We bought an extra one so both parents' bikes so the trailer could be switched between us easily. The small hole in the hitch attaches to the rear axle of the bike. It adds probably 2-3 mm of additional stuff that have to fit inside the nut or quick release skewer. One of our bikes required a longer quick release skewer in order to make it fit, but I happened to have an old one. The other bike (a Giant OCR3 from about 2005 or so) has a rear dropout that looks like this:

It might be hard to see in this picture, but the recessed area around the end of the quick release skewer is nearly 1/2 inch deep, and not wide enough for the top of the trailer hitch to fit. As I see it, there are basically two possible solutions to this. The first is to get a really long skewer and some kind of spacer to get the trailer hitch outside of the recessed area. I did some research on skewer lengths, and it appears that there might be some out there designed for tandems that might work, but they are hard to find and expensive. The second option is to find a way to attach the hitch to the frame, which is what I opted for. I don't have a picture of it, because it's been disassembled now that we're not actively using the trailer any more, but basically I used electrical conduit clamps to bolt a plastic plate to the rear triangle of the frame, and bolted the hitch to the plate. It was ugly, but it did the job.

I don't have experience pulling other trailers, so it's hard to say how pulling this trailer compares to anything else. The one thing that took some getting used to was that it really forces you to pedal smoothly. There's enough flex in the hitch mechanism and the long bar that attaches to the bike from the side of the trailer that any hard acceleration feels like pulling on a bungee cord and wastes energy. This is probably the case for most trailers that mount on one side (as opposed to some cargo trailers which attach to both sides of the rear axle of the bike).

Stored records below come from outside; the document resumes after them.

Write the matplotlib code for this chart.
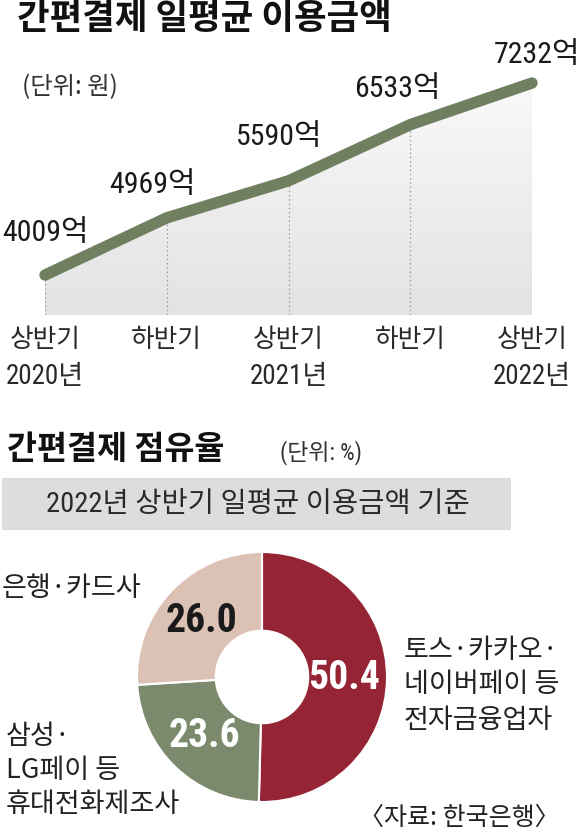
import matplotlib
matplotlib.use("Agg")
import matplotlib.pyplot as plt
import numpy as np
from matplotlib import font_manager
from matplotlib.patches import Rectangle
from matplotlib.colors import LinearSegmentedColormap

# ---------------- data ----------------
periods = ["상반기", "하반기", "상반기", "하반기", "상반기"]
years = ["2020년", "", "2021년", "", "2022년"]
amounts = [4009, 4969, 5590, 6533, 7232]          # 억 원
amount_labels = [f"{v}억" for v in amounts]

share_values = [50.4, 23.6, 26.0]
share_names = ["토스·카카오·\n네이버페이 등\n전자금융업자",
               "삼성·\nLG페이 등\n휴대전화제조사",
               "은행·카드사"]
share_colors = ["#952535", "#7b8a6c", "#dcc1b5"]
share_text_colors = ["white", "white", "#1a1a1a"]

title1 = "간편결제 일평균 이용금액"
unit1 = "(단위: 원)"
title2 = "간편결제 점유율"
unit2 = "(단위: %)"
box_text = "2022년 상반기 일평균 이용금액 기준"
source = "〈자료: 한국은행〉"

# ---------------- fonts ----------------
names = {f.name for f in font_manager.fontManager.ttflist}
COND = "Roboto Condensed" if "Roboto Condensed" in names else "DejaVu Sans"
KR = "Noto Sans CJK KR"
FAM = [COND, KR, "DejaVu Sans"]
plt.rcParams["font.family"] = FAM

W, H = 580, 840
fig = plt.figure(figsize=(W / 100, H / 100), dpi=100)
fig.patch.set_facecolor("white")


def fx(px):
    return px / W


def fy(py):
    return 1 - py / H


TXT = "#1a1a1a"

# ---------------- titles ----------------
fig.text(fx(17), fy(18), title1, fontsize=25.5, fontweight="bold", color="#111111",
         va="center", ha="left", family=[KR])
fig.text(fx(22), fy(87), unit1, fontsize=17.5, color="#333333", va="center", ha="left",
         family=[KR])

# ---------------- line chart ----------------
ax = fig.add_axes([fx(45), fy(315), 487 / W, 275 / H])
ax.set_xlim(0, 4)
ax.set_ylim(3338, 7954)
ax.axis("off")
x = np.arange(len(amounts))

# gradient fill under line
poly = ax.fill_between(x, amounts, 3338, facecolor="none", edgecolor="none")
cmap = LinearSegmentedColormap.from_list("g", ["#e3e3e3", "#fdfdfd"])
grad = np.linspace(0, 1, 256).reshape(-1, 1)
im = ax.imshow(grad, extent=[0, 4, 3338, 7954], origin="lower", aspect="auto",
               cmap=cmap, zorder=1)
im.set_clip_path(poly.get_paths()[0], transform=ax.transData)

ax.vlines(x, 3338, amounts, colors="#9a9a9a", linestyles=(0, (1.2, 2.2)), lw=0.9, zorder=2)
ax.plot(x, amounts, color="#6f7f60", lw=8.2, solid_capstyle="round",
        solid_joinstyle="round", clip_on=False, zorder=3)

label_offsets = [(0, 42), (-14, 33), (-9, 44), (-13, 36), (5, 28)]
for i, (lab, off) in enumerate(zip(amount_labels, label_offsets)):
    ax.annotate(lab, xy=(x[i], amounts[i]), xytext=off, textcoords="offset pixels",
                ha="center", va="center", fontsize=21.5, color=TXT,
                annotation_clip=False)

for i in range(len(periods)):
    ax.annotate(periods[i], xy=(x[i], 0), xycoords=("data", "axes fraction"),
                xytext=(0, -25), textcoords="offset pixels", ha="center", va="center",
                fontsize=18.5, color="#2a2a2a", annotation_clip=False)
    if years[i]:
        ax.annotate(years[i], xy=(x[i], 0), xycoords=("data", "axes fraction"),
                    xytext=(0, -62), textcoords="offset pixels", ha="center",
                    va="center", fontsize=19.5, color="#2a2a2a", annotation_clip=False)

# ---------------- share section ----------------
fig.text(fx(7), fy(450), title2, fontsize=23.5, fontweight="bold", color="#111111",
         va="center", ha="left", family=[KR])
fig.text(fx(280), fy(453), unit2, fontsize=16.5, color="#333333", va="center", ha="left")

fig.patches.append(Rectangle((fx(2), fy(530)), 509 / W, 52 / H, transform=fig.transFigure,
                             facecolor="#dddddd", edgecolor="none", zorder=0))
fig.text(fx(258), fy(505), box_text, fontsize=20.5, color="#2a2a2a", va="center",
         ha="center")

R = 125
cx, cy = 262, 677
pax = fig.add_axes([fx(cx - R), fy(cy + R), 2 * R / W, 2 * R / H])
wedges, _, autotexts = pax.pie(share_values, radius=1, startangle=90, counterclock=False,
                               colors=share_colors, autopct="%.1f", pctdistance=0.66,
                               wedgeprops=dict(width=0.63, edgecolor="white",
                                               linewidth=1.5))
pax.set_xlim(-1, 1)
pax.set_ylim(-1, 1)
pax.set_aspect("equal")
for t, c in zip(autotexts, share_text_colors):
    t.set_color(c)
    t.set_fontsize(28.5)
    t.set_fontweight("bold")
    t.set_family([COND, "DejaVu Sans"])

name_pos = [(404, 650, 35), (6, 737, 34), (2, 588, 34)]
for name, (px, py, lsp) in zip(share_names, name_pos):
    for j, line in enumerate(name.split("\n")):
        fig.text(fx(px), fy(py + j * lsp), line, fontsize=19.5, color="#222222",
                 va="center", ha="left", family=[KR])

fig.text(fx(560), fy(818), source, fontsize=18, color="#222222", va="center", ha="right",
         family=[KR])

fig.savefig("out.png", dpi=100, facecolor="white")
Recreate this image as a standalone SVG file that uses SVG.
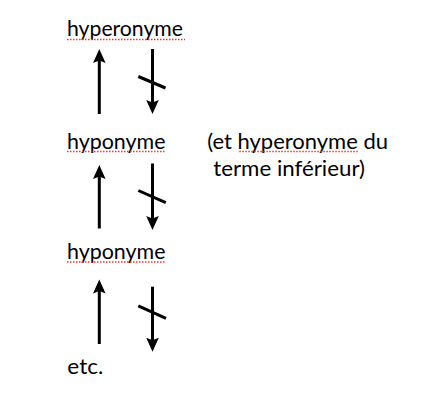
<svg xmlns="http://www.w3.org/2000/svg" width="433" height="415" viewBox="0 0 433 415">
<style>
.t{font-family:Lato,"Open Sans","Liberation Sans",sans-serif;font-size:21.5px;fill:#000}
.sp{stroke:#e03c31;stroke-width:1.5;stroke-dasharray:1.5 1.5;fill:none}
.ar{stroke:#000;stroke-width:3;fill:none;marker-end:url(#ah)}
.sl{stroke:#000;stroke-width:3;fill:none}
</style>
<defs>
<marker id="ah" markerUnits="userSpaceOnUse" viewBox="-10 -10 22 20" markerWidth="22" markerHeight="20" refX="0" refY="0" orient="auto" overflow="visible">
<path d="M10,0 L-4,-6.3 L-1.5,0 L-4,6.3 Z" fill="#000"/>
</marker>
</defs>
<rect width="433" height="415" fill="#fff"/>
<g id="n-hyperonyme">
<text class="t" x="67" y="36" textLength="116" lengthAdjust="spacingAndGlyphs">hyperonyme</text>
<line class="sp" x1="67" y1="39.5" x2="185" y2="39.5"/>
</g>
<g id="n-hyponyme1">
<text class="t" x="67" y="149" textLength="98.5" lengthAdjust="spacingAndGlyphs">hyponyme</text>
<line class="sp" x1="67" y1="151.5" x2="166" y2="151.5"/>
</g>
<g id="n-note">
<text class="t" x="207.3" y="149" textLength="180.7" lengthAdjust="spacingAndGlyphs">(et hyperonyme du</text>
<text class="t" x="213.3" y="175.5" textLength="151.7" lengthAdjust="spacingAndGlyphs">terme inférieur)</text>
<line class="sp" x1="239.3" y1="151.5" x2="359.3" y2="151.5"/>
</g>
<g id="n-hyponyme2">
<text class="t" x="67" y="259" textLength="98.5" lengthAdjust="spacingAndGlyphs">hyponyme</text>
<line class="sp" x1="67" y1="262" x2="166" y2="262"/>
</g>
<g id="n-etc">
<text class="t" x="67.3" y="374" textLength="36" lengthAdjust="spacingAndGlyphs">etc.</text>
</g>
<g id="connectors">
<line class="ar" x1="99.3" y1="114" x2="99.3" y2="59"/>
<line class="ar" x1="152.5" y1="49" x2="152.5" y2="104"/>
<line class="sl" x1="138.3" y1="76.5" x2="165.5" y2="88"/>
<line class="ar" x1="99.3" y1="228.5" x2="99.3" y2="175"/>
<line class="ar" x1="152.5" y1="163.5" x2="152.5" y2="220"/>
<line class="sl" x1="138.3" y1="190.5" x2="165.8" y2="202.7"/>
<line class="ar" x1="99.3" y1="344" x2="99.3" y2="289.5"/>
<line class="ar" x1="152.5" y1="286.7" x2="152.5" y2="341.7"/>
<line class="sl" x1="138.3" y1="305.8" x2="166" y2="318.3"/>
</g>
</svg>
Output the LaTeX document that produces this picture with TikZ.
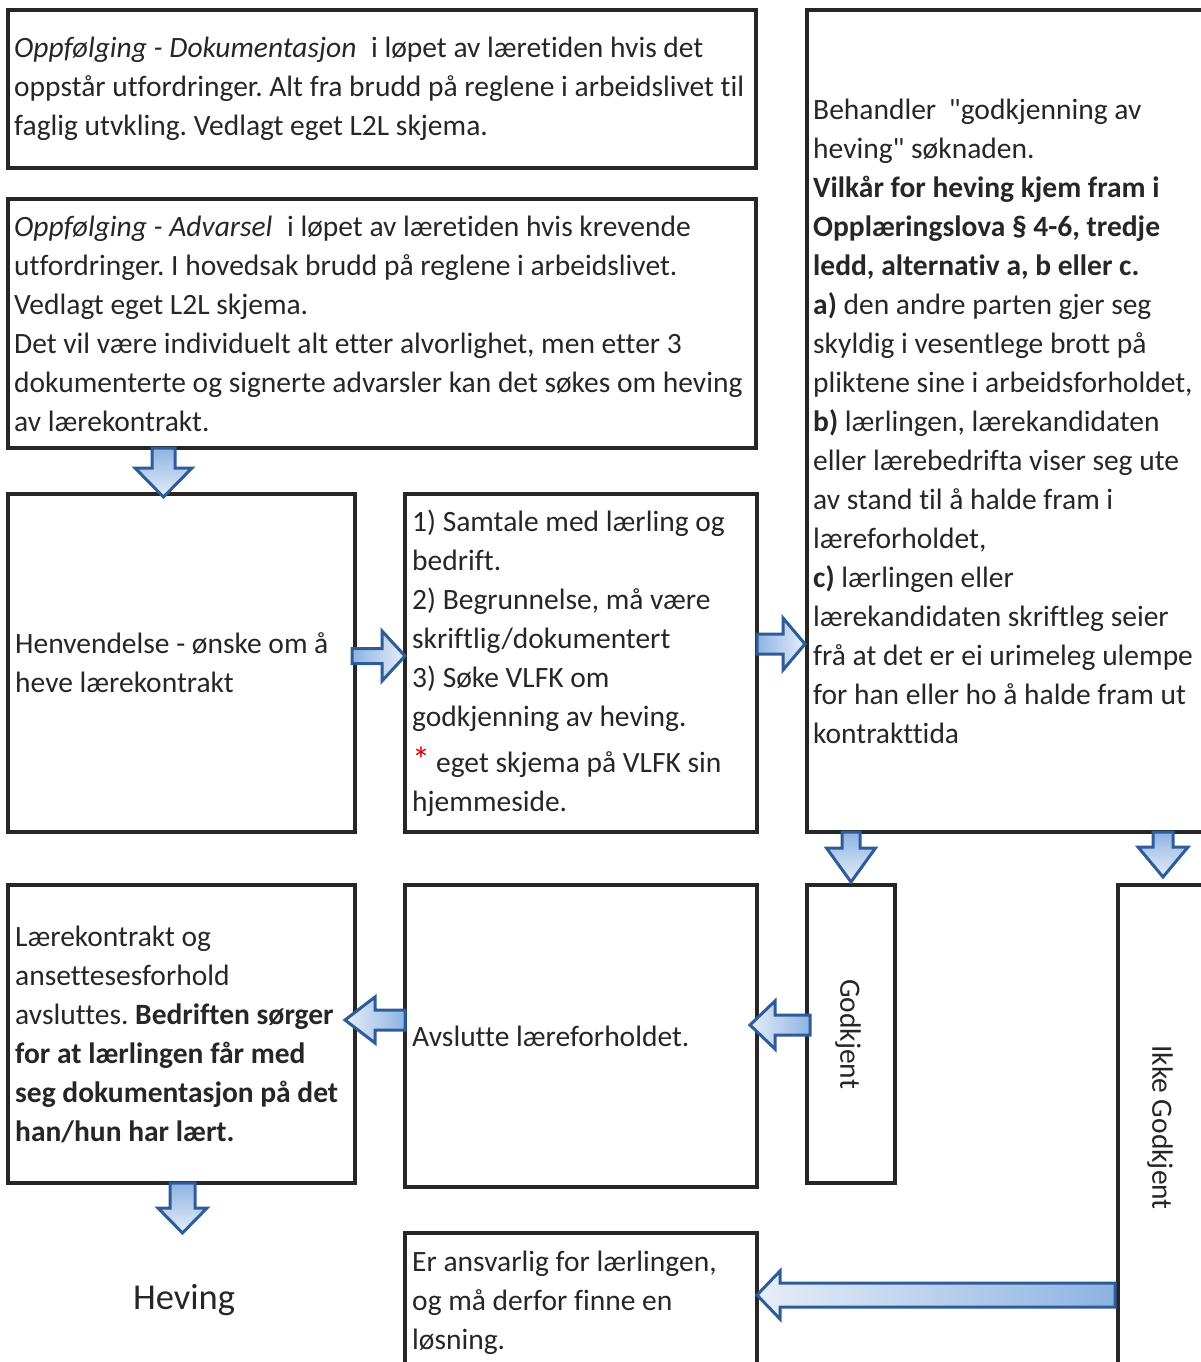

I never required my children to wear helmets in this trailer, in part because we just hadn't bought them yet at the time. I can say from experience that these trailers are extremely stable, and would be difficult to knock over (I have crashed once while pulling this trailer and it remained upright). This is a fairly roomy trailer, and it worked well for our kids up to the age of about 4. By the time our oldest was 5, it was getting clear that she just didn't fit, so we took the next step and bought a trailer bike, which will be my next blog entry.